Woolf insisted upon unlinking gender identity from sexuality and sexual orientation long before the broader culture gestured toward doing so.

Like many of her contemporaries, Woolf considered imperialism a blight on Britain’s past and present. Scholars have criticized Woolf’s fiction for a lack of depictions of nonwhite colonial subjects; this lack of engagement was characteristic of modernist literature, despite the authors’ skepticism of imperialism. For Woolf, colonialism and patriarchy were inextricably linked, and both conscripted women into their service. As McTaggart writes, Woolf suggested that “complicity with British masculine ideology […] forces women not only to betray feminism but also to participate in the violence of empire.”

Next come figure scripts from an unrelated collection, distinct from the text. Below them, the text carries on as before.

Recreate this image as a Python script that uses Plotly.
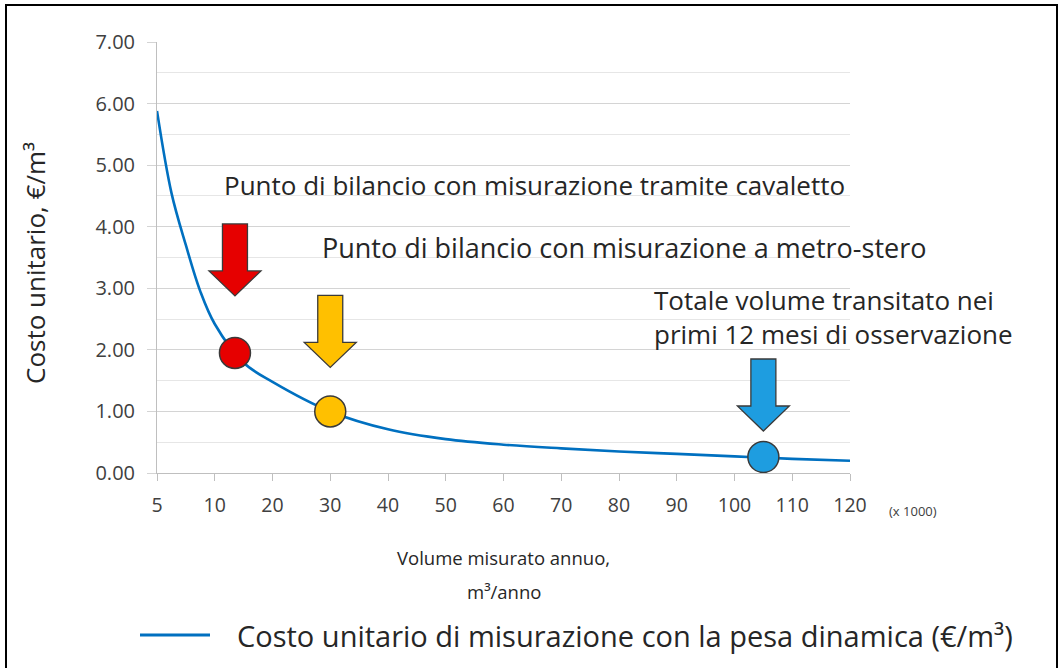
import numpy as np
import plotly.graph_objects as go

# Category ticks of the volume axis (thousands of m3/year), evenly spaced
tick_volumes = [5, 10, 20, 30, 40, 50, 60, 70, 80, 90, 100, 110, 120]
tick_labels = ["5", "10", "20", "30", "40", "50", "60", "70", "80", "90", "100", "110", "120"]

# Unit cost of dynamic weighing (EUR/m3) against measured yearly volume
curve_volume = [5, 6.25, 7.5, 8.75, 10, 15, 20, 30, 40, 50, 60, 70, 80, 90, 100, 110, 120]
curve_cost = [5.88, 4.55, 3.70, 2.95, 2.42, 1.79, 1.48, 1.00, 0.71, 0.55, 0.46, 0.40,
              0.35, 0.31, 0.27, 0.23, 0.20]

# Highlighted points: two break-even points and the observed yearly volume
point_volume = [13.5, 30, 105]
point_cost = [1.95, 1.00, 0.26]
point_colors = ["#E60000", "#FFC000", "#1E9DE0"]
arrow_gap = [57, 44, 26]   # pixels from dot centre up to the arrow tip

legend_name = "Costo unitario di misurazione con la pesa dinamica (€/m³)"

W, H = 1062, 668
L, R, T, B = 157, 212, 42, 195
PW, PH = W - L - R, H - T - B


def to_pos(v):
    """Position of a volume on the evenly spaced category axis."""
    return np.interp(v, tick_volumes, np.arange(len(tick_volumes)))


def px(x):
    return (x - L) / PW


def py(y):
    return (H - B - y) / PH


fig = go.Figure()

fig.add_trace(go.Scatter(
    x=to_pos(curve_volume), y=curve_cost, mode="lines",
    line=dict(color="#0070C0", width=2.6, shape="spline", smoothing=1.0),
    name=legend_name, showlegend=False, hoverinfo="skip",
))

fig.add_trace(go.Scatter(
    x=to_pos(point_volume), y=point_cost, mode="markers",
    marker=dict(size=31, color=point_colors, line=dict(color="#3a3a3a", width=1.5)),
    showlegend=False, hoverinfo="skip",
))

shapes = []
# Block arrows pointing down at each highlighted dot
for v, c, col, g in zip(point_volume, point_cost, point_colors, arrow_gap):
    top, neck = g + 72, g + 25
    path = (f"M -12.5,{top} L 12.5,{top} L 12.5,{neck} L 26,{neck} L 0,{g} "
            f"L -26,{neck} L -12.5,{neck} Z")
    shapes.append(dict(
        type="path", xref="x", yref="y", xsizemode="pixel", ysizemode="pixel",
        xanchor=float(to_pos(v)), yanchor=c, path=path,
        fillcolor=col, line=dict(color="#3a3a3a", width=1.3), layer="above",
    ))

# Manual legend line sample
shapes.append(dict(type="line", xref="paper", yref="paper",
                   x0=px(140), x1=px(210), y0=py(635), y1=py(635),
                   line=dict(color="#0070C0", width=3)))
# Outer frame
shapes.append(dict(type="rect", xref="paper", yref="paper",
                   x0=px(6), x1=px(1057), y0=py(5), y1=py(672),
                   line=dict(color="#000000", width=2), layer="below"))

font_family = "Open Sans, DejaVu Sans, sans-serif"
annotations = [
    dict(x=px(222), y=py(185), text="Punto di bilancio con misurazione tramite cavaletto",
         xanchor="left", yanchor="middle", font=dict(size=26, color="#262626")),
    dict(x=px(320), y=py(247), text="Punto di bilancio con misurazione a metro-stero",
         xanchor="left", yanchor="middle", font=dict(size=27, color="#262626")),
    dict(x=px(652), y=py(317),
         text="Totale volume transitato nei<br>primi 12 mesi di osservazione",
         xanchor="left", yanchor="middle", align="left",
         font=dict(size=26, color="#262626")),
    dict(x=px(887), y=py(511), text="(x 1000)", xanchor="left", yanchor="middle",
         font=dict(size=13, color="#404040")),
    dict(x=0.5, y=py(557), text="Volume misurato annuo,", xanchor="center",
         yanchor="middle", font=dict(size=18.5, color="#262626")),
    dict(x=0.5, y=py(591), text="m³/anno", xanchor="center",
         yanchor="middle", font=dict(size=18.5, color="#262626")),
    dict(x=px(35), y=py(263), text="Costo unitario, €/m³", textangle=-90,
         xanchor="center", yanchor="middle", font=dict(size=26, color="#262626")),
    dict(x=px(235), y=py(635), text=legend_name, xanchor="left", yanchor="middle",
         font=dict(size=29, color="#262626")),
]
for a in annotations:
    a.update(xref="paper", yref="paper", showarrow=False)
    a["font"]["family"] = font_family

fig.update_layout(
    width=W, height=H,
    margin=dict(l=L, r=R, t=T, b=B, pad=0),
    paper_bgcolor="white", plot_bgcolor="white",
    font=dict(family=font_family, color="#404040"),
    showlegend=False,
    shapes=shapes, annotations=annotations,
    xaxis=dict(
        range=[0, len(tick_volumes) - 1], tickmode="array",
        tickvals=list(range(len(tick_volumes))), ticktext=tick_labels,
        showgrid=False, zeroline=False, showline=True, linecolor="#BFBFBF",
        linewidth=1, ticks="outside", ticklen=7, tickcolor="#BFBFBF",
        ticklabelstandoff=8,
        tickfont=dict(size=19.5, color="#404040"), fixedrange=True,
    ),
    yaxis=dict(
        range=[0, 7], tickmode="array", tickvals=list(range(8)),
        tickformat=".2f", showgrid=True, gridcolor="#D4D4D4", gridwidth=1.2,
        zeroline=False, showline=True, linecolor="#BFBFBF", linewidth=1,
        ticks="outside", ticklen=9, tickcolor="#D4D4D4",
        ticklabelstandoff=8,
        tickfont=dict(size=20, color="#404040"), fixedrange=True,
        minor=dict(dtick=0.5, showgrid=True, gridcolor="#E6E6E6", gridwidth=1, ticks=""),
    ),
)

fig.write_html("out.html")
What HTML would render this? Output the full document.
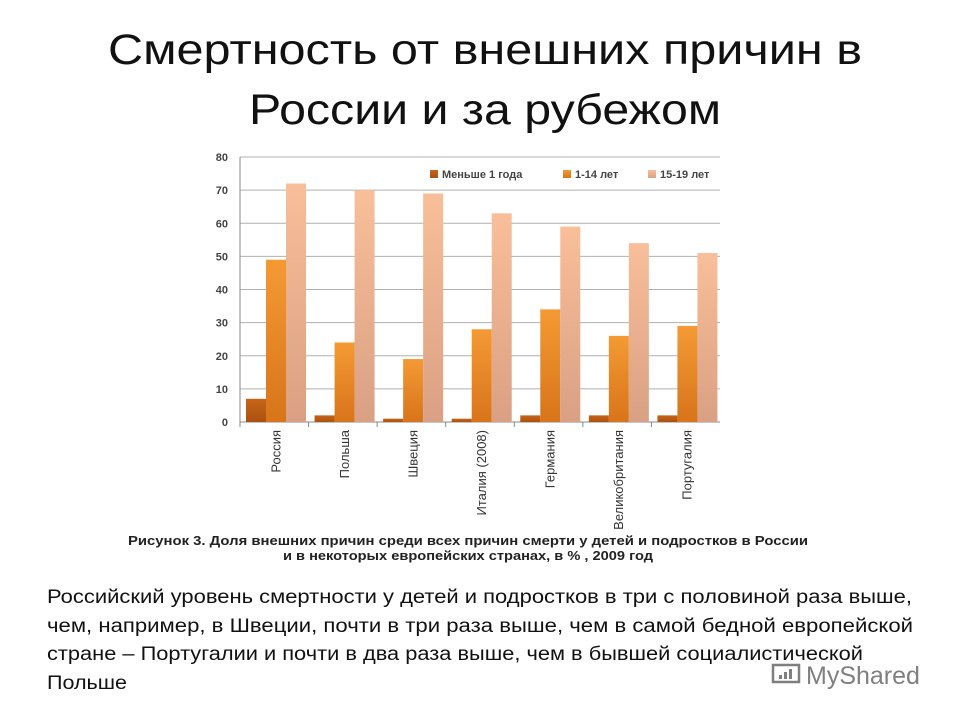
<!DOCTYPE html>
<html><head><meta charset="utf-8">
<style>
html,body{margin:0;padding:0;background:#fff;width:960px;height:720px;overflow:hidden}
svg{display:block;font-family:"Liberation Sans","Noto Sans CJK SC",sans-serif}
</style></head>
<body>
<svg id="s" width="960" height="720" viewBox="0 0 960 720" xmlns="http://www.w3.org/2000/svg">
<defs>
<linearGradient id="g1" x1="0" y1="0" x2="0" y2="1"><stop offset="0" stop-color="#c8641a"/><stop offset="1" stop-color="#a9520f"/></linearGradient>
<linearGradient id="g2" x1="0" y1="0" x2="0" y2="1"><stop offset="0" stop-color="#f49a34"/><stop offset="1" stop-color="#d8741a"/></linearGradient>
<linearGradient id="g3" x1="0" y1="0" x2="0" y2="1"><stop offset="0" stop-color="#f9bf9a"/><stop offset="1" stop-color="#d9a083"/></linearGradient>
</defs>
<text x="485" y="64" font-size="43" text-anchor="middle" fill="#111" textLength="754" lengthAdjust="spacingAndGlyphs">Смертность от внешних причин в</text>
<text x="485" y="124" font-size="43" text-anchor="middle" fill="#111" textLength="472" lengthAdjust="spacingAndGlyphs">России и за рубежом</text>
<g id="chart"></g>
<text x="468" y="545" font-size="12.5" font-weight="bold" text-anchor="middle" fill="#222" textLength="680" lengthAdjust="spacingAndGlyphs">Рисунок 3. Доля внешних причин среди всех причин смерти у детей и подростков в России</text>
<text x="468" y="560" font-size="12.5" font-weight="bold" text-anchor="middle" fill="#222" textLength="370" lengthAdjust="spacingAndGlyphs">и в некоторых европейских странах, в % , 2009 год</text>
<g font-size="19" fill="#111">
<text x="47" y="603" textLength="865" lengthAdjust="spacingAndGlyphs">Российский уровень смертности у детей и подростков в три с половиной раза выше,</text>
<text x="47" y="632" textLength="866" lengthAdjust="spacingAndGlyphs">чем, например, в Швеции, почти в три раза выше, чем в самой бедной европейской</text>
<text x="47" y="660" textLength="816" lengthAdjust="spacingAndGlyphs">стране – Португалии и почти в два раза выше, чем в бывшей социалистической</text>
<text x="47" y="689" textLength="80" lengthAdjust="spacingAndGlyphs">Польше</text>
</g>
<g opacity="0.75">
<rect x="773" y="665" width="26" height="17" fill="none" stroke="#555" stroke-width="2.5"/>
<rect x="779" y="675" width="3" height="4" fill="#555"/><rect x="784" y="672" width="3" height="7" fill="#555"/><rect x="789" y="669" width="3" height="10" fill="#555"/>
<text x="806" y="684" font-size="25" fill="#555">MyShared</text>
</g>
</svg>
<script>
const categories = ["Россия","Польша","Швеция","Италия (2008)","Германия","Великобритания","Португалия"];
const seriesNames = ["Меньше 1 года","1-14 лет","15-19 лет"];
const under1 = [7,2,1,1,2,2,2];
const age1to14 = [49,24,19,28,34,26,29];
const age15to19 = [72,70,69,63,59,54,51];
const yTicks = [0,10,20,30,40,50,60,70,80];

const NS="http://www.w3.org/2000/svg";
const g=document.getElementById('chart');
const X0=240,X1=720,Y0=422,Y1=157,YMAX=80;
const gw=(X1-X0)/categories.length, bw=20, off=6;
function y(v){return Y0-(v/YMAX)*(Y0-Y1);}
function mk(t,a){const e=document.createElementNS(NS,t);for(const k in a)e.setAttribute(k,a[k]);g.appendChild(e);return e;}
yTicks.forEach(t=>{
  const l=mk('line',{x1:X0,x2:X1,y1:y(t),y2:y(t),stroke:t===0?'#888':'#b0b0b0','stroke-width':1});
  
  
  const tx=mk('text',{x:X0-12,y:y(t)+4,'font-size':11,'font-weight':'bold','text-anchor':'end',fill:'#444'});
  tx.textContent=t;
  
  
});
const ax=mk('line',{x1:X0,x2:X0,y1:Y1,y2:Y0,stroke:'#888'});


const series=[under1,age1to14,age15to19], fills=['url(#g1)','url(#g2)','url(#g3)'];
categories.forEach((c,i)=>{
  const gx=X0+gw*i;
  const tk=mk('line',{x1:gx,x2:gx,y1:Y0,y2:Y0+5,stroke:'#888'});
  
  
  series.forEach((s,k)=>{
    const r=mk('rect',{x:gx+off+k*bw,y:y(s[i]),width:bw,height:Y0-y(s[i]),fill:fills[k]});
    
    
  });
  const cx=gx+gw/2+6;
  const lab=mk('text',{x:0,y:0,'font-size':13,'text-anchor':'end',fill:'#333',transform:`translate(${cx},430) rotate(-90)`});
  lab.textContent=c;
  
  
});
const lx=[430,563,648];
seriesNames.forEach((n,k)=>{
  const sq=mk('rect',{x:lx[k],y:170,width:8,height:8,fill:fills[k]});
  
  
  const t=mk('text',{x:lx[k]+12,y:178,'font-size':11,'font-weight':'bold',fill:'#444'});
  t.textContent=n;
  
  
});
</script>
</body></html>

In her first published novel, The Voyage Out (1915), Woolf depicts a young unmarried girl, Rachel Vinrace, who travels from London, the urban center of the empire, to an unnamed South American port at its periphery. Vinrace hints at her resistance to the reproductive labor of empire, into which she will be enlisted through marriage, but when a suitor shows interest, she becomes engaged. Almost immediately, she develops a fever and dies. Rather than providing an alternative to marriage, Woolf kills off her protagonist. In so doing, she indicates that to become married is to become an agent of empire.

Woolf remained staunchly critical of imperialism throughout her career, but, as British literature scholar Ashley Nadeau points out, her work “becomes increasingly modernist in the years between The Voyage Out to Mrs. Dalloway” as “the disparate worlds of imperial center and colonial outpost grow closer.” As women in London and women in the far outposts of the British empire “learn how to navigate their futures,” a degree of nuance in women’s relationship to empire is discovered. In Woolf’s later work, “a woman’s future is not only determined by her knowledge, but is also determined by her class, social status, global position, and racial identity.”

Throughout her career, Woolf advocated for women writers to develop their own literary tradition. In 1928, she wrote two papers, later published as A Room of One’s Own. In this famous text, she argues that to write a novel with integrity, women must have a room of their own and 500 pounds a year. She develops a theory of the novel from the eighteenth century through the start of the twentieth, in which she argues that male writers, because they possessed the luxuries of time, freedom, and money, were able to develop a literary lineage. Women’s artistic expression, however, was hindered by a lack of education, the duties of motherhood and domesticity, poverty, and a lack of precedent for women’s writing. She insists that the conditions for artistic expression include material and financial means and access to the history of ideas and literary work that came before.

“Masterpieces,” Woolf writes in the fourth chapter of A Room of One’s Own, “are not single and solitary births; they are the outcome of many years of thinking in common, of thinking by the body of the people, so that the experience of the mass is behind the single voice.” Indeed, Woolf’s voice echoes through modern and contemporary authors’ thinking and writing. The historically recent efflorescence of women’s writing suggests that over the last one hundred years, women have done enough “thinking in common” to create more than a few masterpieces. When speaking about women’s writing in 1928, Woolf said, “When I ask you to earn money and have a room of your own, I am asking you to live in the presence of reality, an invigorating life.” Woolf would surely be delighted to observe the number and variety of women currently living—and writing—in the presence of reality.